■ Aim: Lines with "Generate a Python" and "import plotly.graph_objects as go" mark the range, both included. Reproduce exactly that stretch, without pictures.

— Start of Data entries —

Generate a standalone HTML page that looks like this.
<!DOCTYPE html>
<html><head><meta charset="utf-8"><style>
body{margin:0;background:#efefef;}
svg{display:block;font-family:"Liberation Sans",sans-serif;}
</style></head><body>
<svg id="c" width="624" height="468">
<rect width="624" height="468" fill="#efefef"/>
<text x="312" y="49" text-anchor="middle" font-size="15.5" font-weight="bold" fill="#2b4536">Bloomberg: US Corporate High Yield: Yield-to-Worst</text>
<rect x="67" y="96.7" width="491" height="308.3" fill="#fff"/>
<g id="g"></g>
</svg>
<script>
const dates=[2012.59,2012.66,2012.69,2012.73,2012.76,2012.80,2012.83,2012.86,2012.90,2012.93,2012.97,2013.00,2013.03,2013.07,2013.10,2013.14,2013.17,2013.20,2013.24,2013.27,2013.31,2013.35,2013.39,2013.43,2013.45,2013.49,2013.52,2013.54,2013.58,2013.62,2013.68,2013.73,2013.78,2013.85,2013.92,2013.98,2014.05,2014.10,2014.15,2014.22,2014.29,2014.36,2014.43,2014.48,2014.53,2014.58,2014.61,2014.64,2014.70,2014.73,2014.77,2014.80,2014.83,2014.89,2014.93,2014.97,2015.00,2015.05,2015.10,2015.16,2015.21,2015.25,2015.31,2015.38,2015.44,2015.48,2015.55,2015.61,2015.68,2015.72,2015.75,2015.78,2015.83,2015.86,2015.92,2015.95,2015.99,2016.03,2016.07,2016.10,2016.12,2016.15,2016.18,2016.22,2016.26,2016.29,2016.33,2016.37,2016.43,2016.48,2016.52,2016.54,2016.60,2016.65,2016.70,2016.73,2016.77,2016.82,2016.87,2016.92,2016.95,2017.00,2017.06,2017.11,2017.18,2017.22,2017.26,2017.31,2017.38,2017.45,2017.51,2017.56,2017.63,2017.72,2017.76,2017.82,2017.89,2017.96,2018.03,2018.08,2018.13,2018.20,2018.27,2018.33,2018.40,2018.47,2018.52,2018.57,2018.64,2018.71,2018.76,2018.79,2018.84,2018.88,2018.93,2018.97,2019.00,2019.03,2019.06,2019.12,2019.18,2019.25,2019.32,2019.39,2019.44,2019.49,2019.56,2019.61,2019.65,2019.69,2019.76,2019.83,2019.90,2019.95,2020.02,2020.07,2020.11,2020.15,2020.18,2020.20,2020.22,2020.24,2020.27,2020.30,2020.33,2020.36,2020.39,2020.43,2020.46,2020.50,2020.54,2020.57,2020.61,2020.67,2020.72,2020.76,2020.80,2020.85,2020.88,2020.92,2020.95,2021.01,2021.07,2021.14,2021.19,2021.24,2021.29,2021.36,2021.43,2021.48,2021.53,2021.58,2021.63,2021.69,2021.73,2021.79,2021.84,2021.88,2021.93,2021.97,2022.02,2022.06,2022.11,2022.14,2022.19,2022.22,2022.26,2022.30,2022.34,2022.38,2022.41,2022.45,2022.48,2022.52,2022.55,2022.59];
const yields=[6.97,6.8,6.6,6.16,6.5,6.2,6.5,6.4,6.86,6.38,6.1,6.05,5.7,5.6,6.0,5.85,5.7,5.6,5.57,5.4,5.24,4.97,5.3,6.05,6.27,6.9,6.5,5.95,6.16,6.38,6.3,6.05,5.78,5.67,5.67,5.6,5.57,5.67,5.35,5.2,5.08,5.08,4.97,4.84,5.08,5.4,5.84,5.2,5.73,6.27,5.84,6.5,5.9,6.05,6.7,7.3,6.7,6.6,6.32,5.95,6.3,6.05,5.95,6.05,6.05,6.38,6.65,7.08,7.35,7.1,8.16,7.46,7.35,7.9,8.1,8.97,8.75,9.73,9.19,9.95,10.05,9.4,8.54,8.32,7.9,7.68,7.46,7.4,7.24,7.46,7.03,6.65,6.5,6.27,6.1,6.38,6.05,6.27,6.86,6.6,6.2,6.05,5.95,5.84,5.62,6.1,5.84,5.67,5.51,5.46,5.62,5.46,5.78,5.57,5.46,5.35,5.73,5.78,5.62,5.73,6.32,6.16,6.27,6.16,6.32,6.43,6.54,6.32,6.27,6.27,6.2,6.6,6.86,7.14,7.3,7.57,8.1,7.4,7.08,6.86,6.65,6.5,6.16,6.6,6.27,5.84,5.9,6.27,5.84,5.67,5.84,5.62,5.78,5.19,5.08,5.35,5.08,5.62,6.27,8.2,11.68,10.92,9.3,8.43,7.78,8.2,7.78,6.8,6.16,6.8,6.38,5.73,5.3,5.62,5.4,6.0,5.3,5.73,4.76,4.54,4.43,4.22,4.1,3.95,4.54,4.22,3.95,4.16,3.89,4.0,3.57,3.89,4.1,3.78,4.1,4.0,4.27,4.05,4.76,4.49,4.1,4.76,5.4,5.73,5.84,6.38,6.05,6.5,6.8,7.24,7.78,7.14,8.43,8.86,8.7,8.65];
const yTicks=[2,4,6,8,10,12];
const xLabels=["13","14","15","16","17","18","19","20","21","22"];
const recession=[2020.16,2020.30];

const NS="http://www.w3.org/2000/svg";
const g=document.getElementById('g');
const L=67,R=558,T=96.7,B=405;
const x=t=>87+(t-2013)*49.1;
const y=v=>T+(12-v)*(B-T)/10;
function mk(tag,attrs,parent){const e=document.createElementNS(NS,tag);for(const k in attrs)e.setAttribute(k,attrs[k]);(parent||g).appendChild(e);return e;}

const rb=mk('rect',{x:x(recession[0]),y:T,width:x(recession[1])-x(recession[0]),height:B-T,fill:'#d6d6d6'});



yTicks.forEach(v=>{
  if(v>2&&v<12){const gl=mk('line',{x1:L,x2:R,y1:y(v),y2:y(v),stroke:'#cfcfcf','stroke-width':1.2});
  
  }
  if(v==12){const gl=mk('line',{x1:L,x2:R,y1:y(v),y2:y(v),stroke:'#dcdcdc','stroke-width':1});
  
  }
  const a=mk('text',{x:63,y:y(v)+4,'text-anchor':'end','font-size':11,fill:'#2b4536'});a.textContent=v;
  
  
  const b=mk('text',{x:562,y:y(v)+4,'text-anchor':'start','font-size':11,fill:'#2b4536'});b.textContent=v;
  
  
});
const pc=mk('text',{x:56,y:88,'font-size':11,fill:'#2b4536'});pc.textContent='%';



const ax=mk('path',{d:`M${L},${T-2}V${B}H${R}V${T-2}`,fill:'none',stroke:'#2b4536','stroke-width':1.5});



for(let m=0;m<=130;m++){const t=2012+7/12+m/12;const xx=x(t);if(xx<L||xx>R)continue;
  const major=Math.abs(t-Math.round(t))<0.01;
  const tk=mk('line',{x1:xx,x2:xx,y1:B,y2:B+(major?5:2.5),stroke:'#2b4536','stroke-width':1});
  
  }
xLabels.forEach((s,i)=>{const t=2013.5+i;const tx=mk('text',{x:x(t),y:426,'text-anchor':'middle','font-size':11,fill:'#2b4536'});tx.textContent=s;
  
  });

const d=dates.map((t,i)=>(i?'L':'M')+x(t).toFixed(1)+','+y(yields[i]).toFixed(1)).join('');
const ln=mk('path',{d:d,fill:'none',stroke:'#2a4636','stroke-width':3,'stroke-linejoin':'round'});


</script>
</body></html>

— End of Data entries —
— Start of Data entries —

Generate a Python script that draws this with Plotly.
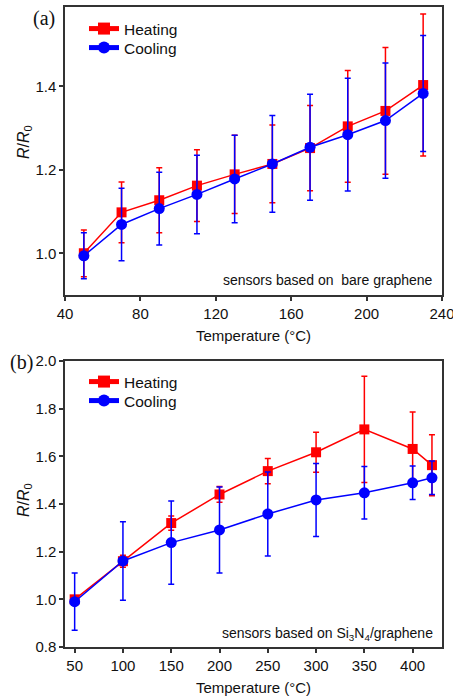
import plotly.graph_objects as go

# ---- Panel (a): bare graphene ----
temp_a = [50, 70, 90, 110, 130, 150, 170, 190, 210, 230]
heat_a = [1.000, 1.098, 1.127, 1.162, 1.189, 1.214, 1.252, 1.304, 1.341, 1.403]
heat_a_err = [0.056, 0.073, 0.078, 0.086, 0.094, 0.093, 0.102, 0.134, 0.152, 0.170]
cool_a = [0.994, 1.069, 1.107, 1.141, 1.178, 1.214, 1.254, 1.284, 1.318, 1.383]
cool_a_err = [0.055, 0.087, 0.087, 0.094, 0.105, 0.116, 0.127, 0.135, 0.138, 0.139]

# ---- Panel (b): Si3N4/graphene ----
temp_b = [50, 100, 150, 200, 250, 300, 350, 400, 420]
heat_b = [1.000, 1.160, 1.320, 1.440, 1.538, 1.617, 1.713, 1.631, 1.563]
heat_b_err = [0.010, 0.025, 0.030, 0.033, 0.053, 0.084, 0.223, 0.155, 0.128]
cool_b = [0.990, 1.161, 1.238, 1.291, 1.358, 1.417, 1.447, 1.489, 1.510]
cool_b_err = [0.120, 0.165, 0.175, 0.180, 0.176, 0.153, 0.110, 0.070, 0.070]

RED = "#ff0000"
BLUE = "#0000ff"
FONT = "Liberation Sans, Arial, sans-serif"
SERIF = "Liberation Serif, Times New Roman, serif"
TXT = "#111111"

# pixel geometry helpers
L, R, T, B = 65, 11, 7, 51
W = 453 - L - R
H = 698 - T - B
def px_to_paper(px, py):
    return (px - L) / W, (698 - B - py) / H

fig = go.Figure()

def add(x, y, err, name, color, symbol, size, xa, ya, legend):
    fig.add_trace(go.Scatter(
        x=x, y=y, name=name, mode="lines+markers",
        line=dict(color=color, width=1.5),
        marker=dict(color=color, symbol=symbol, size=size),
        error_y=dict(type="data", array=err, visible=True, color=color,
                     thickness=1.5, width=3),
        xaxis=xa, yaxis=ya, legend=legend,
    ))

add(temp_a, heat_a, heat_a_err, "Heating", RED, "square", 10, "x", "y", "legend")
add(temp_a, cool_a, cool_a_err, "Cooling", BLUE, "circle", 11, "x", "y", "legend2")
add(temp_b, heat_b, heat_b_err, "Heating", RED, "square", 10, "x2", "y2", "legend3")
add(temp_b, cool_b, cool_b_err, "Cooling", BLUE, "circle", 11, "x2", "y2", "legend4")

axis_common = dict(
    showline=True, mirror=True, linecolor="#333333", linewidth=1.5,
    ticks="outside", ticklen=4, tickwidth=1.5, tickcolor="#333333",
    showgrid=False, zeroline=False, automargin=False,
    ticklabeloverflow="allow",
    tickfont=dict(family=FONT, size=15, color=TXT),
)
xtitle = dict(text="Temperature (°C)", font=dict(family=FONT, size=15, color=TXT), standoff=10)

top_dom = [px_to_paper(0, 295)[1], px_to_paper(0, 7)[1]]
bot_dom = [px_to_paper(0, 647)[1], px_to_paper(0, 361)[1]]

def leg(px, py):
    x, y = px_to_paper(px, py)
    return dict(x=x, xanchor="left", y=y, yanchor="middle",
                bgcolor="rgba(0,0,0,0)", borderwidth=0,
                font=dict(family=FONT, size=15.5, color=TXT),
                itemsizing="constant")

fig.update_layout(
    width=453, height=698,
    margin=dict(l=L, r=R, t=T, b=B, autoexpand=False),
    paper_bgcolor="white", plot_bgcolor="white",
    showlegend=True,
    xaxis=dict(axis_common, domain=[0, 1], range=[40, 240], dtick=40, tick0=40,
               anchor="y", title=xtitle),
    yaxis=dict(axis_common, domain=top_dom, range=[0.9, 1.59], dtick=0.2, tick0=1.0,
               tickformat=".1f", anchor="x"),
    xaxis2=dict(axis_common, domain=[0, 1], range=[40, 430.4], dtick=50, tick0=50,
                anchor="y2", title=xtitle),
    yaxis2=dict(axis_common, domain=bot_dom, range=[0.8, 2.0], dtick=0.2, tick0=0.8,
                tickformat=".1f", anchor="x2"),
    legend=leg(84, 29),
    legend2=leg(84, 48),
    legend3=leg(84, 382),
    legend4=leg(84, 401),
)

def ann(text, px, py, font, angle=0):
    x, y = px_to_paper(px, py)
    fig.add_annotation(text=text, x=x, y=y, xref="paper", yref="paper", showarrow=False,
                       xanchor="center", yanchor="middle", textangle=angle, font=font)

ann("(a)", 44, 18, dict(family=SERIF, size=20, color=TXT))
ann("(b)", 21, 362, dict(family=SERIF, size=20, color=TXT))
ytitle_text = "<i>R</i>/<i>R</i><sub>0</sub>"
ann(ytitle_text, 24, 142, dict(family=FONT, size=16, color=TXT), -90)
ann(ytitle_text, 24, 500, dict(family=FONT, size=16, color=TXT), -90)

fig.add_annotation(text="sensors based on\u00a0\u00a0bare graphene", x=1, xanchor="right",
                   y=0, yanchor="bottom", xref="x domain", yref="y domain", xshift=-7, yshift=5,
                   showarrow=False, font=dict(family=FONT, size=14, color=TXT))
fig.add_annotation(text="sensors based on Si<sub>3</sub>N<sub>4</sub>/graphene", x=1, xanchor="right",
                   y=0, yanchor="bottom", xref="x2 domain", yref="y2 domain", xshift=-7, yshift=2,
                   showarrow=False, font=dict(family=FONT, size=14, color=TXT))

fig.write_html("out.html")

— End of Data entries —

■ Correct response:
Generate a Python script that draws this with Plotly.
import plotly.graph_objects as go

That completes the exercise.